Graham: “So from the end of World War II forwards, Big Oil was a huge story that held great national interest.”

Don Graham doesn’t think much of Ferber’s novel, but mostly because he thinks it’s a mess. He sees Ferber as the pioneer of the James Michener formula: She was more a journalist who researched the history of a place and then wrote a novel that more or less recounts that history with a few prop characters in the foreground to keep readers interested.

Even though she was one of the best-selling female writers in the first half of the 20th century, Ferber is not much read today. Her work rarely appears in literary anthologies; it’s not in Graham’s Lone Star Literature, for instance. She’s remembered mostly because of Hollywood films and Ferber’s stage work — Broadway adaptations like Show Boat and her own collaborations with George S. Kaufman such as The Royal Family.

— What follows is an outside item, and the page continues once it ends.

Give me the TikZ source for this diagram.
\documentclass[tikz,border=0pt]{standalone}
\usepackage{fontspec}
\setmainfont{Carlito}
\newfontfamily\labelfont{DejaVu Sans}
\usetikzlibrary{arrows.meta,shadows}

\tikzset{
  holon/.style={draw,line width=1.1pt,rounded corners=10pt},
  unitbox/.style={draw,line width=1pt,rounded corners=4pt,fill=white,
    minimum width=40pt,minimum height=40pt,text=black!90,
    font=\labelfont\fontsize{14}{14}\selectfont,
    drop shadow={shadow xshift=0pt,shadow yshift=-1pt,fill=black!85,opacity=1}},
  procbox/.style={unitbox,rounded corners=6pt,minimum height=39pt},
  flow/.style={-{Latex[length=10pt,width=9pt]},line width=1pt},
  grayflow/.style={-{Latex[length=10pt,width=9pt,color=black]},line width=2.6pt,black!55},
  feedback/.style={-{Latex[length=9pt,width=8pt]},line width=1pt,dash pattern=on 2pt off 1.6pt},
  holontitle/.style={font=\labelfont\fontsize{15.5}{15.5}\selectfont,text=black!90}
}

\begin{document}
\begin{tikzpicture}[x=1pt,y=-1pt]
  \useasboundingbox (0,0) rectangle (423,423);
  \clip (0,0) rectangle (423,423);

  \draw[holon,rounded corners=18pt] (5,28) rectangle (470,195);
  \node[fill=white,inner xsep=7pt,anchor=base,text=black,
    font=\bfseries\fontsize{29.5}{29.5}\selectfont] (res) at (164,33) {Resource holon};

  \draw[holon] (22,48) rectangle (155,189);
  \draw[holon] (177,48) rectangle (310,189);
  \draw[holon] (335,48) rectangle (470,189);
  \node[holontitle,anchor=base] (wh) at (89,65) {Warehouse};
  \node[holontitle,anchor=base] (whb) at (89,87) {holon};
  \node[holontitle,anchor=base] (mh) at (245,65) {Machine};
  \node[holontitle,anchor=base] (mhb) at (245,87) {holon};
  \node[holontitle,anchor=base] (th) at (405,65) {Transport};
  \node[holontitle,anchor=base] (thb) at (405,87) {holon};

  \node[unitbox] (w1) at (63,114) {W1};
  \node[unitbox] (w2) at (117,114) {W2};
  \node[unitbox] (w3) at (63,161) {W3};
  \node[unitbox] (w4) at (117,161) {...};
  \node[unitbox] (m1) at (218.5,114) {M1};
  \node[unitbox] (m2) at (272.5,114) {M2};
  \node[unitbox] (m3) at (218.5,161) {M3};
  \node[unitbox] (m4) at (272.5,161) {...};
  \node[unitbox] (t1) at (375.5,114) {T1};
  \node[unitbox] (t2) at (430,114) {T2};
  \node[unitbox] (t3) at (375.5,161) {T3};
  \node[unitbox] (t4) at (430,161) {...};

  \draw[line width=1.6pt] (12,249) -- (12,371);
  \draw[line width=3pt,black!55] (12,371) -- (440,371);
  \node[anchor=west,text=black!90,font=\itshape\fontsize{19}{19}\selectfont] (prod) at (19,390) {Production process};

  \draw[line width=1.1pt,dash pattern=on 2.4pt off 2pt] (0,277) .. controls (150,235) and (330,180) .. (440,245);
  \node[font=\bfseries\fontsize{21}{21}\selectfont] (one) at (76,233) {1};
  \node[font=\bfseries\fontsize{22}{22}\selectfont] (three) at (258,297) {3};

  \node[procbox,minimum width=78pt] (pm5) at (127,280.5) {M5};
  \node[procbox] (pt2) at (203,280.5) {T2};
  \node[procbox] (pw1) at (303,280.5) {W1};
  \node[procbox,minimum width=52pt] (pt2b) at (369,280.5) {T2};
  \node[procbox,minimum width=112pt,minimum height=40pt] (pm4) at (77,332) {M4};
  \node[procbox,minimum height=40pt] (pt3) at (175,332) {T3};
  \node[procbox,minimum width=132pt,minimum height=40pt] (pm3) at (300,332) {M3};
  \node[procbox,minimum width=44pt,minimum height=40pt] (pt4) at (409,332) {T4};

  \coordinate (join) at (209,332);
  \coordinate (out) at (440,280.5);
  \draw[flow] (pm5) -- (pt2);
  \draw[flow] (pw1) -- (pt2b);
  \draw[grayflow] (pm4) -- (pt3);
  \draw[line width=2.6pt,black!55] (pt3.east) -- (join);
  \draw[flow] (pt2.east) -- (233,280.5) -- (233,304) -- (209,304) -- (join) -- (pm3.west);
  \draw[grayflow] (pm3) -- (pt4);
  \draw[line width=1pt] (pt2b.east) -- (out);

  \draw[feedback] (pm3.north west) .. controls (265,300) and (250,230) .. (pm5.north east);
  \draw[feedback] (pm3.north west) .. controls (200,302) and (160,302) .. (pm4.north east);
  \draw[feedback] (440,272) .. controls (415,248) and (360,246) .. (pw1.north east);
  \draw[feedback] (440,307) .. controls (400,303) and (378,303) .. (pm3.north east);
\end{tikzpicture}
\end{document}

Yet it’s the novel, Giant, not the movie, that has inspired the Dallas Theater Center’s musical. Ferber’s grand-niece persuaded composer Michael John LaChiusa (left) to read Ferber’s novel a second time.

LaChiusa: “And when I read the book, I realized how prescient she was, particularly in talking about oil and what oil would do to us as a nation if we were not careful. But I didn’t know how to get into it.”

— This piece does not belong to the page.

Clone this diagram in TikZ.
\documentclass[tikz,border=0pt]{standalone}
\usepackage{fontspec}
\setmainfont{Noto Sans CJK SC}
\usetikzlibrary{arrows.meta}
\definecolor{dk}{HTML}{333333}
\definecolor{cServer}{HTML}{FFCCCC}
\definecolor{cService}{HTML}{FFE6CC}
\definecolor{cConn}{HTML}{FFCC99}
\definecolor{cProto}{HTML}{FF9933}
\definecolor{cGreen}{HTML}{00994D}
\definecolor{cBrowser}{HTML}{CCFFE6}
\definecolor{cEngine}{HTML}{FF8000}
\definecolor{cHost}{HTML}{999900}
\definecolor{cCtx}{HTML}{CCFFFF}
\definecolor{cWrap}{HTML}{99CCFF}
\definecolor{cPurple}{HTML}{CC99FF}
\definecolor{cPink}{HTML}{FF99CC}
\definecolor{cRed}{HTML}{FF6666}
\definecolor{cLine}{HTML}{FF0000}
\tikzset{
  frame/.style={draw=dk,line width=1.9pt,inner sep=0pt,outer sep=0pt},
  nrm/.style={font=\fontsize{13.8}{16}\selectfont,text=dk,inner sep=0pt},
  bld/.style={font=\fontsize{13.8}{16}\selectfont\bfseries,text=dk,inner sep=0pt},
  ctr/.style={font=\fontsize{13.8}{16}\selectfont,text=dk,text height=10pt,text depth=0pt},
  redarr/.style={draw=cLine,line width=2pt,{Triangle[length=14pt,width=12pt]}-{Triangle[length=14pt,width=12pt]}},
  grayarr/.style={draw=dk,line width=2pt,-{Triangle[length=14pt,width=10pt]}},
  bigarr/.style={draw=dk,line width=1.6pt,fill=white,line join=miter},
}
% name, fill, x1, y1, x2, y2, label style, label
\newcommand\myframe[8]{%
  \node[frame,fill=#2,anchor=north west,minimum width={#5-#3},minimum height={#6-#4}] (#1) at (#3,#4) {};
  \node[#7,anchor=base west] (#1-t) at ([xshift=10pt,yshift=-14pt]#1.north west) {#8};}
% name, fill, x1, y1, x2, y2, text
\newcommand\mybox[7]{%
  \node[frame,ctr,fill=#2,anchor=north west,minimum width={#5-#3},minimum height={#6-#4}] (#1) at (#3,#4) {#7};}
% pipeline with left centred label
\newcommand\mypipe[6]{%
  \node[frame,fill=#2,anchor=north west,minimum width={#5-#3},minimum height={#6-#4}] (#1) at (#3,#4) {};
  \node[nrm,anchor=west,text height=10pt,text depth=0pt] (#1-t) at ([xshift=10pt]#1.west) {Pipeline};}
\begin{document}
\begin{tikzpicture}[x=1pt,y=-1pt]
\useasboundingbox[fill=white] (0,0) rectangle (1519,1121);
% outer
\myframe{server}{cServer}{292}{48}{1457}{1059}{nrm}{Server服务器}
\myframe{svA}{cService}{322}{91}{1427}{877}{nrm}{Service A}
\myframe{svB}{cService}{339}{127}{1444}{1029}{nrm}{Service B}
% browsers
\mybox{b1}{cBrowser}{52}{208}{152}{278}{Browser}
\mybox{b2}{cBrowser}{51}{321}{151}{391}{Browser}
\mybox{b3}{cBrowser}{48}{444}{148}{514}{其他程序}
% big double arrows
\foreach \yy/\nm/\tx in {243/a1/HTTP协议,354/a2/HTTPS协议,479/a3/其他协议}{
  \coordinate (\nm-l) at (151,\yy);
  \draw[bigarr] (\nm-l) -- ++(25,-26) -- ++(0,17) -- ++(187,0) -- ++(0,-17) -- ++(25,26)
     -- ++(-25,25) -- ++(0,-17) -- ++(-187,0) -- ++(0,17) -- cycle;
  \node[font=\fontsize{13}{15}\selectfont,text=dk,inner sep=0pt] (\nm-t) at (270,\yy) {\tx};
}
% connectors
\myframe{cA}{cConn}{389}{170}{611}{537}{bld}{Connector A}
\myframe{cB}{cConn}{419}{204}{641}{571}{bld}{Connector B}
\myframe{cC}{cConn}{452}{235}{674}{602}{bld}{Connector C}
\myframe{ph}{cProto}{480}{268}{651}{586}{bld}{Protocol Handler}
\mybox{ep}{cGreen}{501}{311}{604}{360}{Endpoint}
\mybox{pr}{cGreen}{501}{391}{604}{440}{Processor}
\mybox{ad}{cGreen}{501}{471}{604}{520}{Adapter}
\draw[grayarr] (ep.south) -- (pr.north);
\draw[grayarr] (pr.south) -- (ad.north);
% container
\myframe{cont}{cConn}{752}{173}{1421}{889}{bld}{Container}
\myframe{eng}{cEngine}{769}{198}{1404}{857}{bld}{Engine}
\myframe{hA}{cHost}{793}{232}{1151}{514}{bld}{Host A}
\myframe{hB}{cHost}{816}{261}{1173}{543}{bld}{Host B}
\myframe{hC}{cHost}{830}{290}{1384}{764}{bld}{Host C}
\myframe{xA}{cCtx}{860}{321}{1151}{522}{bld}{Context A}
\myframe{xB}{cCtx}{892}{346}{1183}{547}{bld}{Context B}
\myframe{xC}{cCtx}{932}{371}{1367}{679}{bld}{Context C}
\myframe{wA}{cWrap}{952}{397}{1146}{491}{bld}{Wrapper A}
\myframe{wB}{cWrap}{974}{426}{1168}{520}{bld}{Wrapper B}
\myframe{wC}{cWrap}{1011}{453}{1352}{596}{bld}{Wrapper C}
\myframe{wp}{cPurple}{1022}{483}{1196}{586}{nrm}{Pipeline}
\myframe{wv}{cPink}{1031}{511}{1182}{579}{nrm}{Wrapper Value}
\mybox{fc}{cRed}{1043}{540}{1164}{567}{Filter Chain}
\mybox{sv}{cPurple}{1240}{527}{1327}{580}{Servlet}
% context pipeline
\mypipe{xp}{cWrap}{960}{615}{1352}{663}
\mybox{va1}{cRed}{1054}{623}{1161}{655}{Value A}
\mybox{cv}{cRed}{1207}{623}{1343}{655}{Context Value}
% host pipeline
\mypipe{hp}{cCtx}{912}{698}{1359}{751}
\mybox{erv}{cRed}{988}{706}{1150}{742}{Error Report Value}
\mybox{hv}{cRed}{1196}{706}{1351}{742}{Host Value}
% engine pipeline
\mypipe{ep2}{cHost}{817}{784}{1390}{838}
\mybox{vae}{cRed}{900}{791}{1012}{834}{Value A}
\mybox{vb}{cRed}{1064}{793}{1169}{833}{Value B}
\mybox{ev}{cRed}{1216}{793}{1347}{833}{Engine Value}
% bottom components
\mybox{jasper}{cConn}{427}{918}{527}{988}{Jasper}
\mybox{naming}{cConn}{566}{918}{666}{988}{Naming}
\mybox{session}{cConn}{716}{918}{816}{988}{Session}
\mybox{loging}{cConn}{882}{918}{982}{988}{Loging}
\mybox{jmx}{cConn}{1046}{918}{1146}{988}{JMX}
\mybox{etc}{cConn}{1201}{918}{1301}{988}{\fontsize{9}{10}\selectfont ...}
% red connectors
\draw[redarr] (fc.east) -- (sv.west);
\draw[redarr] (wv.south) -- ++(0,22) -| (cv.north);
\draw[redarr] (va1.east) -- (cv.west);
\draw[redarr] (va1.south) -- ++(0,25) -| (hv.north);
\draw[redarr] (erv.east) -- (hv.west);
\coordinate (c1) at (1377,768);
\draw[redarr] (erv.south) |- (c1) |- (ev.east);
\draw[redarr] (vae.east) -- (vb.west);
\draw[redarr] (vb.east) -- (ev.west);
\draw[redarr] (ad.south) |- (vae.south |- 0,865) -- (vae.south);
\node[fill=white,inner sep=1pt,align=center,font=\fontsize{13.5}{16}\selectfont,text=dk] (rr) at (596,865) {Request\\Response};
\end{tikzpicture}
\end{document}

Perhaps the old Hollywood adage — mediocre books make good films — applies to musicals. LaChiusa turned to  a fellow New York University teacher, Sybille Pearson, who had written the book for the musical, Baby. She found a way to organize the story around three different parties the characters throw — including one modeled on McCarthy’s Shamrock Hotel blowout. Mostly, Pearson was struck by the central story of Leslie and Bick. As ranching fades, he must struggle with his own waning power, while she’s an independent-minded, book-reading woman who adapts to Texas — even as she objects to the way Texans mistreat women and Mexican-Americans. Those are the three threads that hold this story together: the generational saga of Leslie and Bick’s family, the transition from cattle to oil, and the changing treatment of Mexican immigrants.

Pearson: “I saw the movie years ago and when I decided to do the musical, I only wanted to do the book. I believe most people will come knowing the movie, so it’s a bit of a gamble that we’re staying with the book.”

After Giant debuted at the Signature Theatre in Arlington, Virginia, Pearson and LaChiusa worked to shorten it to three hours at the Theater Center. It may be even shorter when it opens at New York’s Public Theater.

[music comes up and continues under] For La Chiusa, Giant is a huge canvas. He’s been celebrated by critics mostly for his smaller-scale shows like The Wild Party and Hello Again. Only his New Orleans musical Marie Christine compares to the size of Giant, which  has 23 actors and 15 musicians. Musically, Giant stretches from Mexican folk songs and country-western to Texas swing and even the early years of rock ‘n’ roll.

La Chiusa: “What’s beautiful about the movie and beautiful about the book are the descriptive elements of the big sky. It’s just amazing. So musically, when I have to go into it and write a score, I have to sort of find what that blue is. You know, how do you put 10,000 head of cattle on stage? What is that power like?”

Weeks: “So I have to ask, how do you do a gusher onstage?”

LaChiusa: “Watch it. We do.”

Pearson: “We do [laughs]”

LaChiusa: “We have a gusher onstage, yeah.”